Le professeur Mohamed Belhocine explique en quoi consiste la souche britannique de la maladie à coronavirus Covid-19 dont les premiers cas viennent d’être détectés en Algérie, émettant des recommandations sur les mesures à suivre pour s’en prémunir.
« Les mutations génétiques qui donnent naissance à ce qu’on appelle communément les variants sont un phénomène permanent chez les virus », affirme le professeur Belhocine dans une déclaration à TSA.
« Au début de la pandémie, il n’y avait pas beaucoup d’évolutions génétiques constatées. Mais à mesure que le nombre de cas a augmenté et que l’épidémie s’est étendue géographiquement, on a constaté dès le mois d’avril 2020 dans de nombreuses régions du monde l’apparition d’un variant qu’on a appelé ‘D614G’ qui a remplacé la souche d’origine du Sars-CoV-2. Ce variant a la caractéristique d’être plus transmissible et de faciliter la reproduction du virus chez l’Homme », fait-il savoir.
« En octobre 2020, le fameux ‘variant britannique’ a été détecté au Royaume-Uni. Il partage une ressemblance structurelle avec le variant ‘D614G’. Il est devenu rapidement la souche dominante au Royaume-Uni et s’est étendu dans plus de 80 pays dans le monde », explique l’éminent épidémiologiste, et membre du Comité scientifique chargé du suivi de l’épidémie de Covid-19 en Algérie.
« Nous sommes en train de découvrir en temps réel ces évolutions biologiques et scientifiques. C’est pourquoi les chercheurs parlent de ‘variants à l’étude’ ou de ‘variants préoccupants’. Lorsqu’un variant est détecté, trois questions se posent en pratique. Premièrement, est-ce qu’il est plus facilement transmis ? Deuxièmement, est-ce qu’il est plus virulent et entraîne une maladie plus grave ? Enfin, peut-il échapper à une immunité induite par la vaccination ? », interroge le professeur Belhocine, avant de répondre à chacune des trois interrogations.
« Par rapport à la première question, des enquêtes épidémiologiques indiquent que le variant britannique est 30 à 80 % plus efficacement transmis. Autrement dit, il est au moins deux fois plus contagieux et entraîne d’un autre côté une présence du virus dans le nez et la gorge bien plus élevée que la souche initiale du Sars-CoV-2 », signale le professeur Belhocine, ajoutant qu’« en ce qui concerne la virulence, des études d’observation rétrospectives laissent penser que le risque de décès associé à ce variant est plus élevé que par rapport à la souche originelle, de l’ordre de 30 % ».

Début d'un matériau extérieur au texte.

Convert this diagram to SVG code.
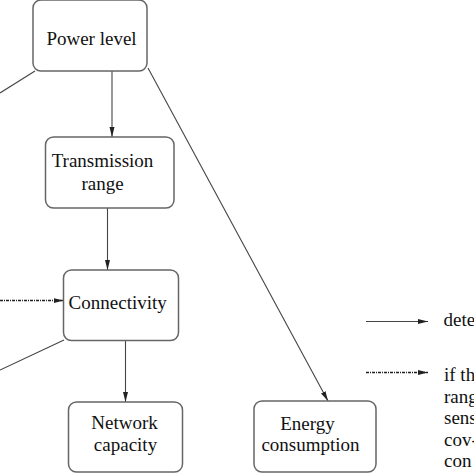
<svg xmlns="http://www.w3.org/2000/svg" width="474" height="474" viewBox="0 0 474 474">
<defs>
<marker id="ah" markerUnits="userSpaceOnUse" markerWidth="11" markerHeight="6" refX="10" refY="2.5" orient="auto">
<path d="M0,0 L10,2.5 L0,5 Z" fill="#222"/>
</marker>
<style>
.box{fill:#fff;stroke:#666;stroke-width:1.5}
.t{font-family:"Liberation Serif","Times New Roman",serif;font-size:19px;fill:#111;text-anchor:middle}
.lt{font-family:"Liberation Serif","Times New Roman",serif;font-size:19px;fill:#111}
.e{fill:none;stroke:#444;stroke-width:1.1}
.a{marker-end:url(#ah)}
.dd{stroke:#222;stroke-width:1.5;stroke-dasharray:3 1 1 1}
</style>
</defs>
<rect width="474" height="474" fill="#fff"/>
<g id="connectors">
<line class="e a" x1="112" y1="71" x2="112" y2="137"/>
<line class="e a" x1="107.5" y1="208" x2="107.5" y2="270"/>
<line class="e a" x1="125.5" y1="340.5" x2="125.5" y2="402"/>
<line class="e a" x1="148" y1="68" x2="328" y2="401"/>
<line class="e a dd" x1="0" y1="300.5" x2="63.5" y2="300.5"/>
<line class="e" x1="35" y1="71" x2="0" y2="93"/>
<line class="e" x1="64" y1="340" x2="0" y2="370"/>
</g>
<g id="power">
<rect class="box" x="33" y="0" width="114" height="71" rx="8"/>
<text class="t" x="91.5" y="45">Power level</text>
</g>
<g id="transmission">
<rect class="box" x="45.5" y="137" width="128.5" height="71" rx="8"/>
<text class="t" x="102.5" y="167">Transmission</text>
<text class="t" x="102.5" y="189.5">range</text>
</g>
<g id="connectivity">
<rect class="box" x="63.5" y="270" width="115" height="70.5" rx="8"/>
<text class="t" x="117.7" y="309">Connectivity</text>
</g>
<g id="network">
<rect class="box" x="68.5" y="402" width="114" height="70" rx="8"/>
<text class="t" x="124.5" y="429">Network</text>
<text class="t" x="125.5" y="451">capacity</text>
</g>
<g id="energy">
<rect class="box" x="254" y="401" width="122" height="71" rx="8"/>
<text class="t" x="307.5" y="430">Energy</text>
<text class="t" x="310.5" y="451">consumption</text>
</g>
<g id="legend">
<line class="e a" x1="366" y1="321.5" x2="428" y2="321.5"/>
<line class="e a dd" x1="366" y1="372.5" x2="428" y2="372.5"/>
<text class="lt" x="443.5" y="326">dete</text>
<text class="lt" x="444" y="381">if th</text>
<text class="lt" x="444" y="402.5">rang</text>
<text class="lt" x="444" y="424">sens</text>
<text class="lt" x="444" y="445.5">cov-</text>
<text class="lt" x="444" y="467">con</text>
</g>
</svg>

« Enfin, en ce qui concerne l’immunité induite par le vaccin, il y a deux études récentes qui tendent à montrer que les vaccins conservent une efficacité globale autour de 60 % et plus contre les nouveaux variants, c’est-à-dire que sur la souche d’origine, les taux d’efficacité affichés par les différents vaccins restent valables mais même lorsqu’on donne ces vaccins dans des situations où ce sont les variants qui sont prédominants dans la population, on reste avec un taux d’efficacité vaccinale qui est de plus de 60 % », souligne Mohamed Belhocine.
Ce qu’il faut faire en attendant une couverture vaccinale suffisante
Le professeur précise que « des études sont déjà en cours actuellement pour la mise au point d’un vaccin polyvalent qui serait efficace contre la plupart des variants connus et qui serait éventuellement modifié au fur et à mesure des mutations. On se retrouverait dans le même cas de figure que ce que l’on connaît couramment avec la grippe saisonnière ».
« L’émergence de ce variant est susceptible de devenir un phénomène courant jusqu’à ce que la propagation soit réduite. C’est un défi pour notre société et notre système de santé. Cela souligne plus que jamais l’importance d’une approche globale à la fois de la surveillance épidémiologique et virologique, du suivi des malades et du déploiement des vaccins », explique le professeur Belhocine.
« En attendant l’atteinte d’un taux de couverture vaccinal suffisant dans le monde et dans notre pays, la panoplie de mesures mises en place depuis le début de l’épidémie doit continuer d’être utilisée en fonction des situations », estime-t-il en outre, évoquant en particulier « le confinement ciblé plus ou moins rigoureux, les protocoles sanitaires spécifiques à différents secteurs, le contrôle strict des points d’entrée aux frontières et, à l’échelle individuelle et par-dessus tout, du respect des mesures barrières ».
« Le port du masque, l’hygiène des mains et le respect de la distanciation physique sauvent des vies. Ceci devrait s’avérer encore plus vrai avec le risque potentiel causé par l’apparition du variant britannique dans notre pays », conclut le professeur Belhocine.